PROBLEM DETAILS: In the material below, count the lines with the word "this" and state that number only.

EXERCISE INPUTS:
#####

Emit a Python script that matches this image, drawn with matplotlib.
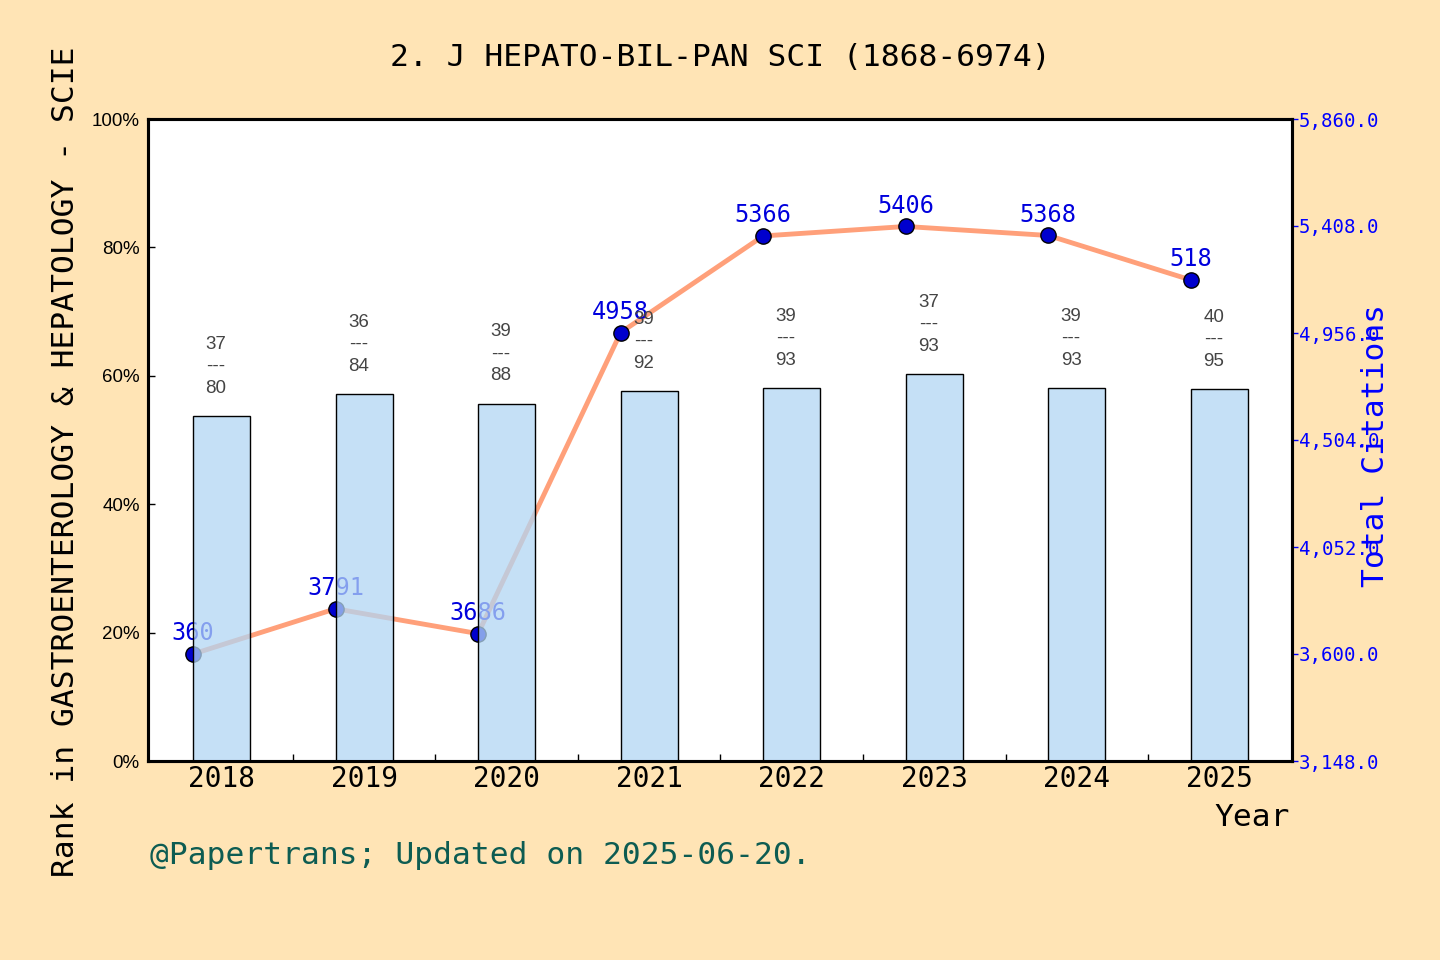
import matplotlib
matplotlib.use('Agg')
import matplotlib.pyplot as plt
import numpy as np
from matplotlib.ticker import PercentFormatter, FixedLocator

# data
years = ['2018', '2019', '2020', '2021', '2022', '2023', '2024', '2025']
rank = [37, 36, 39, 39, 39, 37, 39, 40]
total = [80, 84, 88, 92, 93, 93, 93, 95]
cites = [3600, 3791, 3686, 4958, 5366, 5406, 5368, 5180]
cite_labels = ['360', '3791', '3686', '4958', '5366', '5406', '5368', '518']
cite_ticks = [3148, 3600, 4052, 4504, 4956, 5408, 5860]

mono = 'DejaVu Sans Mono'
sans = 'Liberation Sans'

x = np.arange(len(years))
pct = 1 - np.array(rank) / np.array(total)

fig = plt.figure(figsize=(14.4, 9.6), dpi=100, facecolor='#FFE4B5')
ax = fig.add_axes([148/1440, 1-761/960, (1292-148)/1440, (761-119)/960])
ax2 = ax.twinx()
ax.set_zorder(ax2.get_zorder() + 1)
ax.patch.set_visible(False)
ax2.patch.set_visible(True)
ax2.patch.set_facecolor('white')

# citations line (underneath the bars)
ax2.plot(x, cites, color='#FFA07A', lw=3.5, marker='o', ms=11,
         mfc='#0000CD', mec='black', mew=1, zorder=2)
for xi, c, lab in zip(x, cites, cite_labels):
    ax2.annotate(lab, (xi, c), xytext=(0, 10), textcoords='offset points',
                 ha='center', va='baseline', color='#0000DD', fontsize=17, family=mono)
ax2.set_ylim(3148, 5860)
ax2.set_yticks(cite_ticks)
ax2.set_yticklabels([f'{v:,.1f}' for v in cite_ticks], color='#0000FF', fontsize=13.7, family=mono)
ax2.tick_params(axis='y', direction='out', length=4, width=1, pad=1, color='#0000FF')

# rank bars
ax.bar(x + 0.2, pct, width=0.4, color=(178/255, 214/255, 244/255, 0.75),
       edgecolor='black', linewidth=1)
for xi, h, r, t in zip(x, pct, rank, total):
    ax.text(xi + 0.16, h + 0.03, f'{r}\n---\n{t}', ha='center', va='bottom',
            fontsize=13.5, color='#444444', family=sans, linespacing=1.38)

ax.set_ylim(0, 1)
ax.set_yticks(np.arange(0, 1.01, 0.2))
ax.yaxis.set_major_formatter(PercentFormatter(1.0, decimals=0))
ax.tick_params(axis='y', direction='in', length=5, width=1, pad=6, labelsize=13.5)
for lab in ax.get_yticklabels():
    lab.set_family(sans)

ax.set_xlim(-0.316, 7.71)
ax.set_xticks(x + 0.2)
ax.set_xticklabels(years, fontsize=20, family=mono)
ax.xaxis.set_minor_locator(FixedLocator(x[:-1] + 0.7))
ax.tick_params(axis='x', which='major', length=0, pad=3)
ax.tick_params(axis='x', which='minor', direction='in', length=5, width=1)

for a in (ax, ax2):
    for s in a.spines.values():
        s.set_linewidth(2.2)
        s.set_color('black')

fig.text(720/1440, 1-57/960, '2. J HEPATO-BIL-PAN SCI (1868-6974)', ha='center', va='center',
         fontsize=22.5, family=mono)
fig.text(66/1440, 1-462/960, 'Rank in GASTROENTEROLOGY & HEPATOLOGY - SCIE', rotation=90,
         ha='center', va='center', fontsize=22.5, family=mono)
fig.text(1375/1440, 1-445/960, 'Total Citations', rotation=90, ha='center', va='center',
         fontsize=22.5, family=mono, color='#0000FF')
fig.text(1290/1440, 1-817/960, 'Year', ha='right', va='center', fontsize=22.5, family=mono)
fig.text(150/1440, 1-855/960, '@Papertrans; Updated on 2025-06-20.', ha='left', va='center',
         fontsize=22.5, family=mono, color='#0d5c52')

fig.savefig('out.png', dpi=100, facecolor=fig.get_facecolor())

#####

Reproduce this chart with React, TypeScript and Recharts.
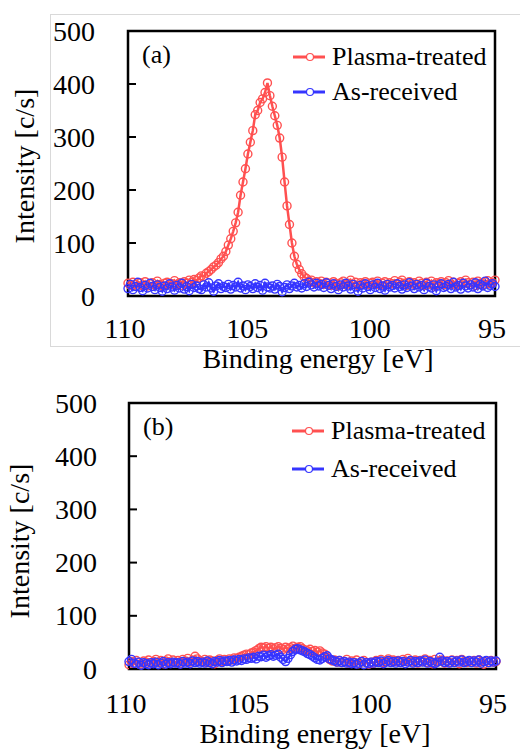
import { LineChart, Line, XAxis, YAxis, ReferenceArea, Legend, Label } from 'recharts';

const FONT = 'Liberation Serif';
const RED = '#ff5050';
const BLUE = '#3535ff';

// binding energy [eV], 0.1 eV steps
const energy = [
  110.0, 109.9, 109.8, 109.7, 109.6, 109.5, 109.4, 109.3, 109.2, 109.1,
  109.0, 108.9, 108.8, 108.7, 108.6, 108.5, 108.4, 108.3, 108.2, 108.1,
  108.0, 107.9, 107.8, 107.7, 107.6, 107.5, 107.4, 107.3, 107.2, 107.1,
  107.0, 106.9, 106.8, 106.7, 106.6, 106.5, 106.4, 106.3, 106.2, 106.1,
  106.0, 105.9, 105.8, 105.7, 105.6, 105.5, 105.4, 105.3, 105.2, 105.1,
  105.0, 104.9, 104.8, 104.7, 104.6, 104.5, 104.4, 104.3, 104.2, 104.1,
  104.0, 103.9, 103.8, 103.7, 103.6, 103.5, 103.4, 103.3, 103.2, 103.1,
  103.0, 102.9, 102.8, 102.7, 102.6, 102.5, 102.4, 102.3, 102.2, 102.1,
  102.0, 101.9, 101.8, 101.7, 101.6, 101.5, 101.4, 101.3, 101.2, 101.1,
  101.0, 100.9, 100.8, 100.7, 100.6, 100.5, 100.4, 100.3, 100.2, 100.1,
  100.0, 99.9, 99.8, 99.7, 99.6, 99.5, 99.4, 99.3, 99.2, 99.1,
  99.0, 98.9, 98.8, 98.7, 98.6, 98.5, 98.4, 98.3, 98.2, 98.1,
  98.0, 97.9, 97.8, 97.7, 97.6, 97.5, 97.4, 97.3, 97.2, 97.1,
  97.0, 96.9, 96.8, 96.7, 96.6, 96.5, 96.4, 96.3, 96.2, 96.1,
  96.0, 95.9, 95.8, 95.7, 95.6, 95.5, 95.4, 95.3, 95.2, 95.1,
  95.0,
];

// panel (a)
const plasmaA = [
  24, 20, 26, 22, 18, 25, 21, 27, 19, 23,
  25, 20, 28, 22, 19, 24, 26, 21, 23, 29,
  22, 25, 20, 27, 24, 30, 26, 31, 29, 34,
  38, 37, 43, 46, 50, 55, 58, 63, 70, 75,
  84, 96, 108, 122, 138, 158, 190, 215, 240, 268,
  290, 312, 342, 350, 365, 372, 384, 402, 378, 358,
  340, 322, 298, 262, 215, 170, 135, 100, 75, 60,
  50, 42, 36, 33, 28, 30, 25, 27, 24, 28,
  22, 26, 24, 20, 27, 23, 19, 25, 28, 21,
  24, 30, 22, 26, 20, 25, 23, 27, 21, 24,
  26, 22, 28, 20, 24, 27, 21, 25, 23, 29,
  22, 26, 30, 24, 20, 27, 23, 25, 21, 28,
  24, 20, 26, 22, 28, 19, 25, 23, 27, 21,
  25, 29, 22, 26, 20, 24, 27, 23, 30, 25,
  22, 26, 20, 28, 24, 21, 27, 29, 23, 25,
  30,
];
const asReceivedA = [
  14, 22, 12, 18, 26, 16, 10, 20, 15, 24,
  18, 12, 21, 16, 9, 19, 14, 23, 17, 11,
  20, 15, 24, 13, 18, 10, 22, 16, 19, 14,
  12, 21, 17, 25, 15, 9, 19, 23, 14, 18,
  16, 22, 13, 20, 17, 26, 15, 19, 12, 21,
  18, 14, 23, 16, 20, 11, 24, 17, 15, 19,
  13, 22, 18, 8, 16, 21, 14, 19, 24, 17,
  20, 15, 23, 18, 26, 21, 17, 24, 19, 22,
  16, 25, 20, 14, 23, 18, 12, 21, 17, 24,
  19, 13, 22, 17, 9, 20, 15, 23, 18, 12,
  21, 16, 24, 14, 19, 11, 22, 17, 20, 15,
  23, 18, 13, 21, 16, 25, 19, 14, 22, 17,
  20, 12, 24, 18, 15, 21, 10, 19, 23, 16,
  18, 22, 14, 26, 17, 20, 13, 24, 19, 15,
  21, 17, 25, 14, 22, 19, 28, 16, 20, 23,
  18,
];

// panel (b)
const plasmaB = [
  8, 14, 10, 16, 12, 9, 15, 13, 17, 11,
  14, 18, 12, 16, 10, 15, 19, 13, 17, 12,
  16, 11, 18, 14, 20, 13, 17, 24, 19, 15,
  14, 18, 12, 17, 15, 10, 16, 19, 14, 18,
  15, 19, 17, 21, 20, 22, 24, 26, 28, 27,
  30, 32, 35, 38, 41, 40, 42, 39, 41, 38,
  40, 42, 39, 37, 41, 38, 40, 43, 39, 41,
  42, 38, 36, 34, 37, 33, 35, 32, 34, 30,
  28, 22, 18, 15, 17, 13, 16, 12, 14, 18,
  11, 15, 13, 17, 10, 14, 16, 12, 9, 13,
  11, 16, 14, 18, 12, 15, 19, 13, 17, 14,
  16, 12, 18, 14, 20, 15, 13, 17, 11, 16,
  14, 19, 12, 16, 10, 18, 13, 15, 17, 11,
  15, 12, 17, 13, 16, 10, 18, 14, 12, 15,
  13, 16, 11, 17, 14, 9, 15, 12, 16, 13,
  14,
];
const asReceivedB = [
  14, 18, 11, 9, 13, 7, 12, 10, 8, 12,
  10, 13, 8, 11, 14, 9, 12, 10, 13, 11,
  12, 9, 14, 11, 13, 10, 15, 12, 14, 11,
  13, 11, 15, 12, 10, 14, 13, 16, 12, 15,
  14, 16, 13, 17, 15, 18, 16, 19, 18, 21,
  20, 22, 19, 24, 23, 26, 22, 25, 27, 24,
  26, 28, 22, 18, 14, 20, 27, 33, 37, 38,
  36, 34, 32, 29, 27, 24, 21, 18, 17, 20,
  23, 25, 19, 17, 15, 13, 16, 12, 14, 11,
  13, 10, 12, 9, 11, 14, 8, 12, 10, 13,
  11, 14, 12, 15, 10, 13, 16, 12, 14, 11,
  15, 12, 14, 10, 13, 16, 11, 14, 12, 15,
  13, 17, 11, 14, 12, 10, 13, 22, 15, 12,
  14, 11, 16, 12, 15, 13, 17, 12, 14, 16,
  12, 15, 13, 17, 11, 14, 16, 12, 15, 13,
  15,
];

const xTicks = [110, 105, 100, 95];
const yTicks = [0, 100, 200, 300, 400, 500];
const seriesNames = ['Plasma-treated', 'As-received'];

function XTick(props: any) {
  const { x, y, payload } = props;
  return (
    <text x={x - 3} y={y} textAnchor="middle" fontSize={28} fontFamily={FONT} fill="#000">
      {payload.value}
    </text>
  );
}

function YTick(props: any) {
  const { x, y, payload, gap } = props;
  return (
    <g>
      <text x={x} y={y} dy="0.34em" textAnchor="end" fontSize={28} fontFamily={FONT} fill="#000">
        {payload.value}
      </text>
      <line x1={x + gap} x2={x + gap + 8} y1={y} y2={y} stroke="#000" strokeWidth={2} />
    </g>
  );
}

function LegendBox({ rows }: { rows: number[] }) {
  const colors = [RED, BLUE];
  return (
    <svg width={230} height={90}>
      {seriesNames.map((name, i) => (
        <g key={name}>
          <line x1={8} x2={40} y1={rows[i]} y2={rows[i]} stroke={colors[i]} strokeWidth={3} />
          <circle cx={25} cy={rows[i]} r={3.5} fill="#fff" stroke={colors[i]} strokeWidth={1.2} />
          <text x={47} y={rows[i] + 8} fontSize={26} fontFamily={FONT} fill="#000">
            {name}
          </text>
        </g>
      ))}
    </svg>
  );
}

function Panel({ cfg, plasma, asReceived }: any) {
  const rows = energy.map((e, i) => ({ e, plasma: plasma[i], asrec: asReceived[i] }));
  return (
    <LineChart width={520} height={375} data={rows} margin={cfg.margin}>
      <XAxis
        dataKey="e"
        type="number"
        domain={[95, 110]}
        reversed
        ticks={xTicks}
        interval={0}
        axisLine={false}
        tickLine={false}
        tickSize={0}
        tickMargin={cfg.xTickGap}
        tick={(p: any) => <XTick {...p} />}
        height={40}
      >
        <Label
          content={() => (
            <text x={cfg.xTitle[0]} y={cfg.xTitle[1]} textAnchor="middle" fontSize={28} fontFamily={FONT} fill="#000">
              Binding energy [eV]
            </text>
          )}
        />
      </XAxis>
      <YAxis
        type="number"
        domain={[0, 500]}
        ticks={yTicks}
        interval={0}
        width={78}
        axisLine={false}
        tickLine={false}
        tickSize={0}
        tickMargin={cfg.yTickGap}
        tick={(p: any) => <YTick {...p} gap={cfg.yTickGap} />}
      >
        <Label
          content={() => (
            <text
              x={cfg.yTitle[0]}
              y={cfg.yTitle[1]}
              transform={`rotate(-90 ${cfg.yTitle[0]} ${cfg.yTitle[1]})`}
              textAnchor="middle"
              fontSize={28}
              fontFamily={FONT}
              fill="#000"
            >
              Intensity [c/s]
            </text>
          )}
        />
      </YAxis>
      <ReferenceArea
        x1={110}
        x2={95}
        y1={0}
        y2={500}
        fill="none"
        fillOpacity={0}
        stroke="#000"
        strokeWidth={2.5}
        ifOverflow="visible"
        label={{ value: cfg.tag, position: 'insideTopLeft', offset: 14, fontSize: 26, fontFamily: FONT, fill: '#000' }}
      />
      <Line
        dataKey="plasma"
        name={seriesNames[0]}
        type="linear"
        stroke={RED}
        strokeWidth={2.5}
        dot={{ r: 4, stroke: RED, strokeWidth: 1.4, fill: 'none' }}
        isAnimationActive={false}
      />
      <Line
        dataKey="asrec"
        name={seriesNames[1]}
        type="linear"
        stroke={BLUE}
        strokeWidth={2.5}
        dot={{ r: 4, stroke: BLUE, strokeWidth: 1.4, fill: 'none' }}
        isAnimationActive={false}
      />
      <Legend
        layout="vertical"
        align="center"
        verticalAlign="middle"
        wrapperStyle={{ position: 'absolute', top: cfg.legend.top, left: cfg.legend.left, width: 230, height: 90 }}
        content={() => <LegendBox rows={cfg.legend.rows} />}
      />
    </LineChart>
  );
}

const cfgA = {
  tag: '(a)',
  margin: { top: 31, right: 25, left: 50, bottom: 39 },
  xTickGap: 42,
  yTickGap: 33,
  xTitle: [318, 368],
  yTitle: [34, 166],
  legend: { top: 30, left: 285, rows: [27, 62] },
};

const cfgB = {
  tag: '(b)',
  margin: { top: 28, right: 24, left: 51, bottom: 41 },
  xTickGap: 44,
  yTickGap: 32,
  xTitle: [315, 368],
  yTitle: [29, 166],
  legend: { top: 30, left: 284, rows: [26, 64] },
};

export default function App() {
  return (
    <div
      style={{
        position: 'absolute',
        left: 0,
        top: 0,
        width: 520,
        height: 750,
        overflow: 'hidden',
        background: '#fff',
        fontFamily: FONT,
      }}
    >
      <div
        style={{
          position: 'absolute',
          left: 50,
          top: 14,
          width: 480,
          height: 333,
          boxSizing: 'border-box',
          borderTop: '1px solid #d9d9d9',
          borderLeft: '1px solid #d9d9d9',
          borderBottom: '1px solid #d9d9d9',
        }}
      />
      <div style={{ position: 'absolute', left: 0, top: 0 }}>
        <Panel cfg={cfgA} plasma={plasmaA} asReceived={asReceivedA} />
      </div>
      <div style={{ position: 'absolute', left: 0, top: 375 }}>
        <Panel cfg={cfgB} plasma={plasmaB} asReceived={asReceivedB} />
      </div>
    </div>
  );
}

#####

COMPLETED EXERCISE: 2